CEO hacked employee’s phone and downloaded ‘intimate’ images

WRC awards ex-worker with fashion firm €94,000 for sexual harassment and unfair dismissal

A fashion company chief executive hacked into a female colleague’s phone and downloaded intimate photos of her, an unfair dismissal case has heard. File image: EPA.

A fashion company chief executive hacked into a female colleague’s phone and downloaded intimate photos of her, an unfair dismissal case has heard. File image: EPA.


A fashion company chief executive hacked into a female colleague’s phone and downloaded intimate photos of her, an unfair dismissal case has heard.

Workplace Relations Commission (WRC) adjudication officer Kevin Baneham noted the “odious” hacking as he ordered the unnamed company to pay the woman €65,000 in compensation over persistent sexual harassment by the chief executive.

He also ordered the company to pay the complainant, a sales and marketing executive originally from Brazil, €25,000 over her unfair dismissal in October of last year.

On the phone hacking, Mr Baneham stated “leaving aside the obvious criminal law dimension, the chief executive’s actions are odious and egregious”.

The chief executive downloaded 20 photos from the woman’s phone, without her consent or knowledge, while the two were having a meeting at a hotel in October 2017. He offered to let the woman charge her phone by plugging it into his laptop and downloaded the images and sent them to himself while she was in the bathroom.

The woman told the WRC she became aware of the hack some six months later when the chief executive emailed her to say he had told his ex-partner about having the images on his computer.


The WRC found that “the hacking and dissemination of the photographs in these circumstances violated the complainant’s dignity at work in the most egregious way”. Mr Baneham said the chief executive had suggested that he wished to submit the photos as evidence for the hearing of the case but this did not happen.

He found the company was vicariously liable for the man’s actions and ordered it “to immediately destroy all photographs or images that depict the complainant or belong to her”.

The WRC was told that the woman was initially messaged by the chief executive through her Instagram account and offered work. She began working on photo shoots and at events for the company in September 2017.

She said the chief executive bought her gifts including an iPhone and a necklace from Tiffany’s and that she emailed him to say the gifts were over-generous and upset her.

She said she travelled with the chief executive to Sao Paulo in November 2017 to meet representatives of a company regarding a merchandising opportunity for large concerts. On arrival in Brazil, he told her that there was no work meeting, which she said frustrated her as the trip was taken under false pretences.

Falling in love

The woman said she was subjected to harassment from the chief executive almost from the start of her time with the company. In an email presented to the WRC, the man refers to falling in love with her and wrote that she had “the keys” to him.

She replied: “I don’t have the same feelings, I already told you, what can I do? You’re my boss. I like working with you, I admire you and all the work you put in but I don’t have these kind of feelings.”

Mr Baneham said the woman had “worked in an environment where she received unwanted attention and communication” from the chief executive.

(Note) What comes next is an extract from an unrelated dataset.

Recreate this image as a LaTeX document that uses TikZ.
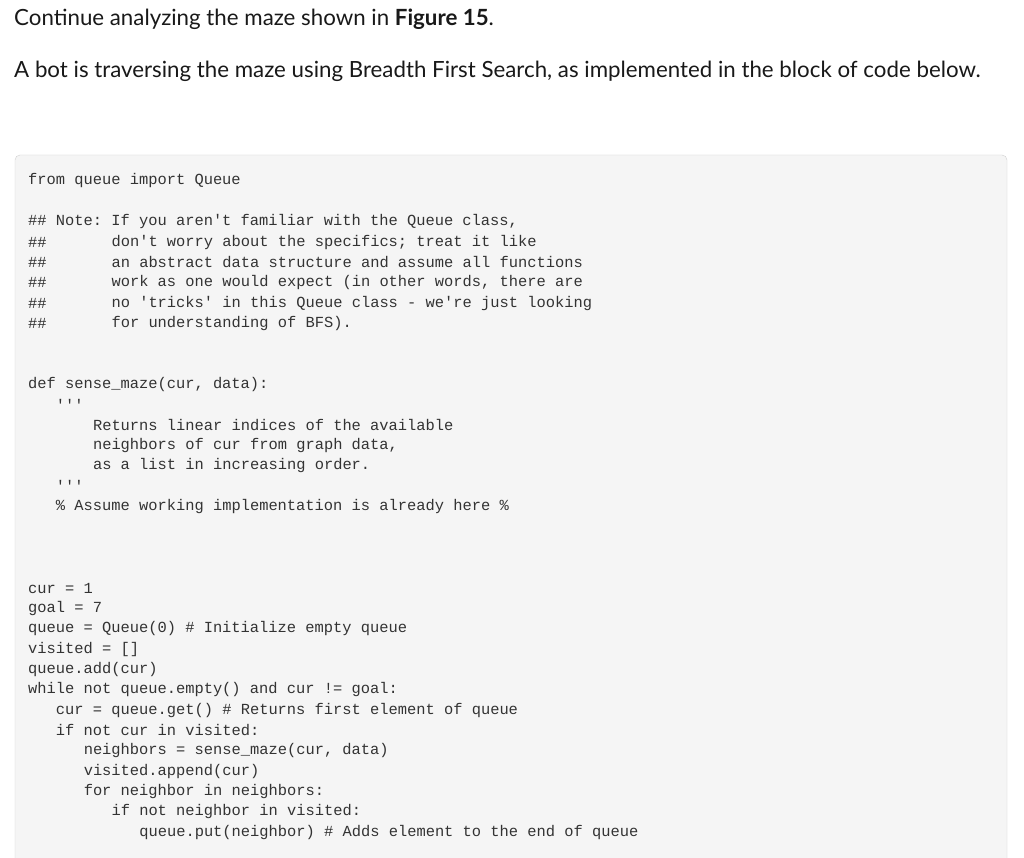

“Having reviewed the messages and emails, the ceo’s communication to the complainant can be paraphrased as ‘you’re my inspiration / we’re not just colleagues / my home life is a drag’.”

Mr Baneham stated that the chief executive “also uses sexual innuendo to solicit the complainant, especially late at night.

“This includes references to kissing and holding the complainant as well as waking up with her. This occurs amongst many over-the-top, emotive messages about growing the business and their relationship,” he noted, adding that the complainant was “crystal clear” in saying she was not interested.


The woman was dismissed on October 13th, 2018 after taking a week of annual leave. She submitted that this was procedurally unfair and there were no substantive grounds. She said she had spurned the chief executive’s advances and he sought retribution by dismissing her.

The chief executive and the company did not attend the WRC hearing but in a submission he said he did not want to focus on the woman’s negative attributes. He said everyone around him shares in his wealth and the complainant did too.

He described the allegation of sexual harassment as “unfair”. He acknowledged that while the manner of the woman’s dismissal was unfair, she changed after her return from leave in Brazil. He referred to holding the job open until last January and claimed that the woman was aggressive and angry.

The company was ordered to pay the woman a total of €94,708 for the sexual harassment, unfair dismissal and other breaches of workplace legislation.